◆ DATA PROVIDED ◆
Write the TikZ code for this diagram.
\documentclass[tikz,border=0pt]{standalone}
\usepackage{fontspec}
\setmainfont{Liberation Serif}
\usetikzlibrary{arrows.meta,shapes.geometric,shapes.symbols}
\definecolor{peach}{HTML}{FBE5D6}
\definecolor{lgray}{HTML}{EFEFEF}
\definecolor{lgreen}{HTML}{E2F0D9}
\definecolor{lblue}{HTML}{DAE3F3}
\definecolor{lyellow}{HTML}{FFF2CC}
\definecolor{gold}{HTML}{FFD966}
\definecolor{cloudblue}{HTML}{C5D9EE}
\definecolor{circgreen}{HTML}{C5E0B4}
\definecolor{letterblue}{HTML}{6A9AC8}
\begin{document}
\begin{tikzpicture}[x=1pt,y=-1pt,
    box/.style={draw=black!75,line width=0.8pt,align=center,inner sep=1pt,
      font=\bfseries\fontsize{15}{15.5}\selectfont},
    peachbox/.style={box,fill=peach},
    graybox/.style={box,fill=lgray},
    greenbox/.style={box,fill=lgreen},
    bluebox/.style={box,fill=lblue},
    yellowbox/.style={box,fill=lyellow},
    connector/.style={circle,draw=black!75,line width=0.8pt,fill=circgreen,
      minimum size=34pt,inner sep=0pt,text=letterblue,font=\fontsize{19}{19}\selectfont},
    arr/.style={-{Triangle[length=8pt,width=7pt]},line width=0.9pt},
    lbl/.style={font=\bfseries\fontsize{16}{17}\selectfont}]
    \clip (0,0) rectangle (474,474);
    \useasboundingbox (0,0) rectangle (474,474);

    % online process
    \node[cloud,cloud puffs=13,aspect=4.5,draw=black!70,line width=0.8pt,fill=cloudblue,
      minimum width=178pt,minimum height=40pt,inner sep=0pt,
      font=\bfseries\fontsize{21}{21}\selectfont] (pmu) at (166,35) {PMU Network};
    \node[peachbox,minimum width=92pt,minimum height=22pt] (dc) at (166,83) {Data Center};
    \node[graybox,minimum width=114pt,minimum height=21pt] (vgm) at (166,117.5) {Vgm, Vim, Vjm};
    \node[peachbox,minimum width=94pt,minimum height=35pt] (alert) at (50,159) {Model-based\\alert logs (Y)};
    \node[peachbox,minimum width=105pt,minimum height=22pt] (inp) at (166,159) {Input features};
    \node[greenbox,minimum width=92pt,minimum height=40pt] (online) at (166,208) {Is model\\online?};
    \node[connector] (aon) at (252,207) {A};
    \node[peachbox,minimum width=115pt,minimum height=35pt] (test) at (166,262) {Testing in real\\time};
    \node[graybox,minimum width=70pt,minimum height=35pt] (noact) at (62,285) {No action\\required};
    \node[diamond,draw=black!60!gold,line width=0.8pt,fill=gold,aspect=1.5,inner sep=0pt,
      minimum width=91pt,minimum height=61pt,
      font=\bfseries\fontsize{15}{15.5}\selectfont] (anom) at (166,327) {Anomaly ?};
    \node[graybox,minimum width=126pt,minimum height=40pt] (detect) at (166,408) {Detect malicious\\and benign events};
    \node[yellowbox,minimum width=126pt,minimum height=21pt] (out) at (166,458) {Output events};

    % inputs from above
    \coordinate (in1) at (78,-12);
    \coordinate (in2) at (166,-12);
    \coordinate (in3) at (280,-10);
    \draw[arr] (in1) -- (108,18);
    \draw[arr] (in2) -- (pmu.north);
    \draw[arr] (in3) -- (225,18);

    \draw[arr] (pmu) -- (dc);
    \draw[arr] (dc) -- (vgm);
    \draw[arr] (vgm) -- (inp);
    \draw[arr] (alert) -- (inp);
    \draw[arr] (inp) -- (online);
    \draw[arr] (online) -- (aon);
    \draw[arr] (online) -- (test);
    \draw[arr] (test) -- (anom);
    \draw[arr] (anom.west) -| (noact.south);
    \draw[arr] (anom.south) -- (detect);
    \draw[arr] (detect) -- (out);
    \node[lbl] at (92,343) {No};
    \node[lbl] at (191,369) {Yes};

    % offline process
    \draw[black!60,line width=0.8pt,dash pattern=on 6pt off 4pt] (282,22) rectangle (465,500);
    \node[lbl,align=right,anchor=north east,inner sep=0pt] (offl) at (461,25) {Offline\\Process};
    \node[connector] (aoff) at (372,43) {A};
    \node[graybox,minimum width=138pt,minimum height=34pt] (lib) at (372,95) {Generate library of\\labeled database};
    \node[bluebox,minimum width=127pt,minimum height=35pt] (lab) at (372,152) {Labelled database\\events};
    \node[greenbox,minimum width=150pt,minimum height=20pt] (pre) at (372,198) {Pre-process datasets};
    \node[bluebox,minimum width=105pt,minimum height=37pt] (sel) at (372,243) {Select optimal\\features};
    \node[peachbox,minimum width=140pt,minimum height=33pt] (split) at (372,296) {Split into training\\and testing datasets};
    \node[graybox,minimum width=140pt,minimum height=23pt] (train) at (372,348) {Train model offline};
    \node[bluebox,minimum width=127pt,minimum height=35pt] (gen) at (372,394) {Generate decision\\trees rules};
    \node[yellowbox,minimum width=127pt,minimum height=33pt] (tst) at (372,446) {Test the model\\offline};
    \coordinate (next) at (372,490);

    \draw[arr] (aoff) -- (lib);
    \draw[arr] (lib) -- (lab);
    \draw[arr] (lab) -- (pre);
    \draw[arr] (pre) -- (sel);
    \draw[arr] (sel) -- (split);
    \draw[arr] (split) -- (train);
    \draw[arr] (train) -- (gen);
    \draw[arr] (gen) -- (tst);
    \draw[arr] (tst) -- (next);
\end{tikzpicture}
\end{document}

...

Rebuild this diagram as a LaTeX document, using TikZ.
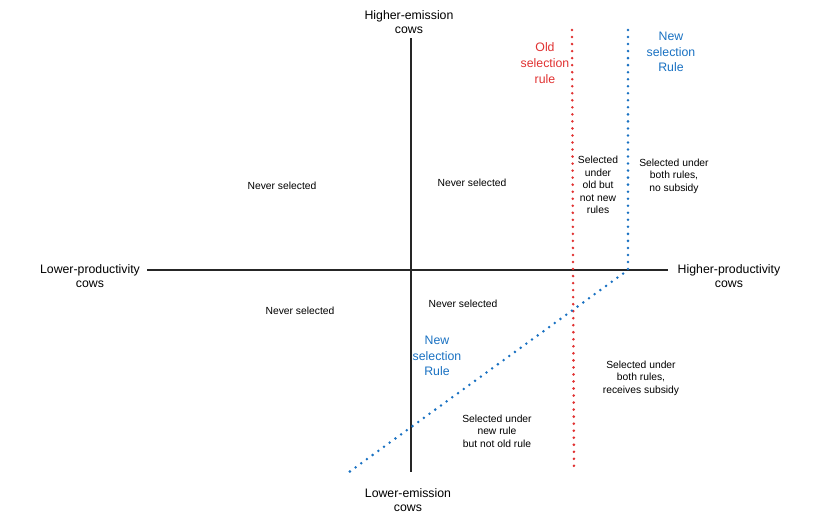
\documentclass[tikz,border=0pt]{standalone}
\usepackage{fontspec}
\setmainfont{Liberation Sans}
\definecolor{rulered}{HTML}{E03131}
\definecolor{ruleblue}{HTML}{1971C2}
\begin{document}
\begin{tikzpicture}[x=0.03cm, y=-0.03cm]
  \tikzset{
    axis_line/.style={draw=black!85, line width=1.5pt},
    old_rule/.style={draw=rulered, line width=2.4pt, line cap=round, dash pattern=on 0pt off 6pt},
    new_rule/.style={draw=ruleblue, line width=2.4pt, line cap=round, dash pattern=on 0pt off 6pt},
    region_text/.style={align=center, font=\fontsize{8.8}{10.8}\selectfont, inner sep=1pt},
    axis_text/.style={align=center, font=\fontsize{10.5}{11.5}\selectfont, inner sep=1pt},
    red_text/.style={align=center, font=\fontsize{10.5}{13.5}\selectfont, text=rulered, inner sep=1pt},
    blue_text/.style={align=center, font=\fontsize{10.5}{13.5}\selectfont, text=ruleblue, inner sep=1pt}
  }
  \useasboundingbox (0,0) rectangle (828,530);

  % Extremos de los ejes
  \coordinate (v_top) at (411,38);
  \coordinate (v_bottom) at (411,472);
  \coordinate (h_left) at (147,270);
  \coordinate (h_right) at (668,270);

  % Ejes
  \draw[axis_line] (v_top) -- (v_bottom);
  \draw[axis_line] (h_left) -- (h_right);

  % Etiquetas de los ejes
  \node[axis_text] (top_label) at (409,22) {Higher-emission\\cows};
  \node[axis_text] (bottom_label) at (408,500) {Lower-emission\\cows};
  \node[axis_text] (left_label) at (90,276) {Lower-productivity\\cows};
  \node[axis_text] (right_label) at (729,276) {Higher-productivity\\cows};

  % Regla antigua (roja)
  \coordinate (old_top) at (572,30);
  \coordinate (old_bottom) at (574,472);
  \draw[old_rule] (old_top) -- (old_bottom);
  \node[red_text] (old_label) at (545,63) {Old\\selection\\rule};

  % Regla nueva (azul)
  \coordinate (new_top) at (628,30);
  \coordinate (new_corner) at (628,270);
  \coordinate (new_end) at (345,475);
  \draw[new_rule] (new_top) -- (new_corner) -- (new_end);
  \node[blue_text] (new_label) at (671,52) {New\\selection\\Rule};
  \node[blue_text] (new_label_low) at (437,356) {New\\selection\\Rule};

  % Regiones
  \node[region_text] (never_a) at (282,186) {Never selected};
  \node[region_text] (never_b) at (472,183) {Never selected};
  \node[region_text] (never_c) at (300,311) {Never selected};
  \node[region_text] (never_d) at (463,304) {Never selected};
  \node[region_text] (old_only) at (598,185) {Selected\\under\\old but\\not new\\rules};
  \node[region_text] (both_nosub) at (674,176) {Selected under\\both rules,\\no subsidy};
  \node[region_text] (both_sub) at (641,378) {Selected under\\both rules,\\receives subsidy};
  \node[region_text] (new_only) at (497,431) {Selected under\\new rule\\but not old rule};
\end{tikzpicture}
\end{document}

* * *

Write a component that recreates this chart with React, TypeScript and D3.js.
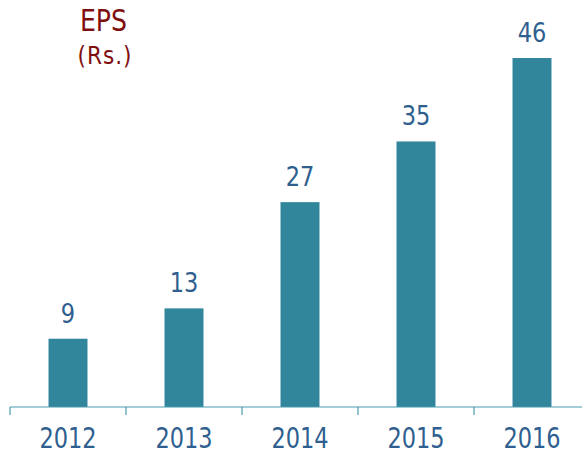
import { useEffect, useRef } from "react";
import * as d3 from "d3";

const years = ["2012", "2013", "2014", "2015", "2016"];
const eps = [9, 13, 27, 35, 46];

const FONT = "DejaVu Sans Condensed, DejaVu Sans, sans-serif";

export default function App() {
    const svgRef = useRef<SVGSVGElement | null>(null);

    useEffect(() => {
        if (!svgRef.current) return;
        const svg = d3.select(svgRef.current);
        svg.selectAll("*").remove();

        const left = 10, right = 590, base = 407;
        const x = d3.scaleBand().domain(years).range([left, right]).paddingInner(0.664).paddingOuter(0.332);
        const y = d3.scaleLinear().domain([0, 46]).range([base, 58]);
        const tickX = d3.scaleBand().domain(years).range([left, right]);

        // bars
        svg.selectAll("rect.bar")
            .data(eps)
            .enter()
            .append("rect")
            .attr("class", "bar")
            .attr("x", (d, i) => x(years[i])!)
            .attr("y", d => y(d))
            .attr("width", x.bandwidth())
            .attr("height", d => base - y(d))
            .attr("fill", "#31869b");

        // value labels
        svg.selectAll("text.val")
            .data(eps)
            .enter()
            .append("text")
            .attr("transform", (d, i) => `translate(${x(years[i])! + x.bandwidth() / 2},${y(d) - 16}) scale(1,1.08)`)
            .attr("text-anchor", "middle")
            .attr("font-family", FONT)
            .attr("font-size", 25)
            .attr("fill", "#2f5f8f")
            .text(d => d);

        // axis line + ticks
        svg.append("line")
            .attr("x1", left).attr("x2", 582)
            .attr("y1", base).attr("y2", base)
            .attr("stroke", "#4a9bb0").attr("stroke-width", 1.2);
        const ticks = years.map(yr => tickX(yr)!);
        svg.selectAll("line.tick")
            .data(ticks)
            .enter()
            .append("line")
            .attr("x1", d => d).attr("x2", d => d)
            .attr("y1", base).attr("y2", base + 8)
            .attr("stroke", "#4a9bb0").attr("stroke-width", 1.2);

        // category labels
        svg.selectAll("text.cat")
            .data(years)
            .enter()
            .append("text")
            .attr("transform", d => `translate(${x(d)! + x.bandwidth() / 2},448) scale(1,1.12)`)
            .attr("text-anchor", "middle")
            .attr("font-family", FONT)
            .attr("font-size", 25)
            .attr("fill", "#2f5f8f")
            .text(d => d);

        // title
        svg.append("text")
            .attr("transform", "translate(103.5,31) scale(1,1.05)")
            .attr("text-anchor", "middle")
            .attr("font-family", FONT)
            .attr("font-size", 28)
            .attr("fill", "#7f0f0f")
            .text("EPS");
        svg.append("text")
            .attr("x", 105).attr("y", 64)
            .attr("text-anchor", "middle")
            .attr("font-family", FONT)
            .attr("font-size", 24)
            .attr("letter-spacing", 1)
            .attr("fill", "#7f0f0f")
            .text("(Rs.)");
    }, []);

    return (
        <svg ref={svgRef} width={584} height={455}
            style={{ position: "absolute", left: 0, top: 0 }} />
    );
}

◆ TASK STATEMENT ◆
Make an exact copy of the lines from the one holding "Rebuild this diagram" through the one holding "(0,0) rectangle (828,530);", end lines included, without the pictures.

◆ EXERCISE ANSWER ◆
Rebuild this diagram as a LaTeX document, using TikZ.
\documentclass[tikz,border=0pt]{standalone}
\usepackage{fontspec}
\setmainfont{Liberation Sans}
\definecolor{rulered}{HTML}{E03131}
\definecolor{ruleblue}{HTML}{1971C2}
\begin{document}
\begin{tikzpicture}[x=0.03cm, y=-0.03cm]
  \tikzset{
    axis_line/.style={draw=black!85, line width=1.5pt},
    old_rule/.style={draw=rulered, line width=2.4pt, line cap=round, dash pattern=on 0pt off 6pt},
    new_rule/.style={draw=ruleblue, line width=2.4pt, line cap=round, dash pattern=on 0pt off 6pt},
    region_text/.style={align=center, font=\fontsize{8.8}{10.8}\selectfont, inner sep=1pt},
    axis_text/.style={align=center, font=\fontsize{10.5}{11.5}\selectfont, inner sep=1pt},
    red_text/.style={align=center, font=\fontsize{10.5}{13.5}\selectfont, text=rulered, inner sep=1pt},
    blue_text/.style={align=center, font=\fontsize{10.5}{13.5}\selectfont, text=ruleblue, inner sep=1pt}
  }
  \useasboundingbox (0,0) rectangle (828,530);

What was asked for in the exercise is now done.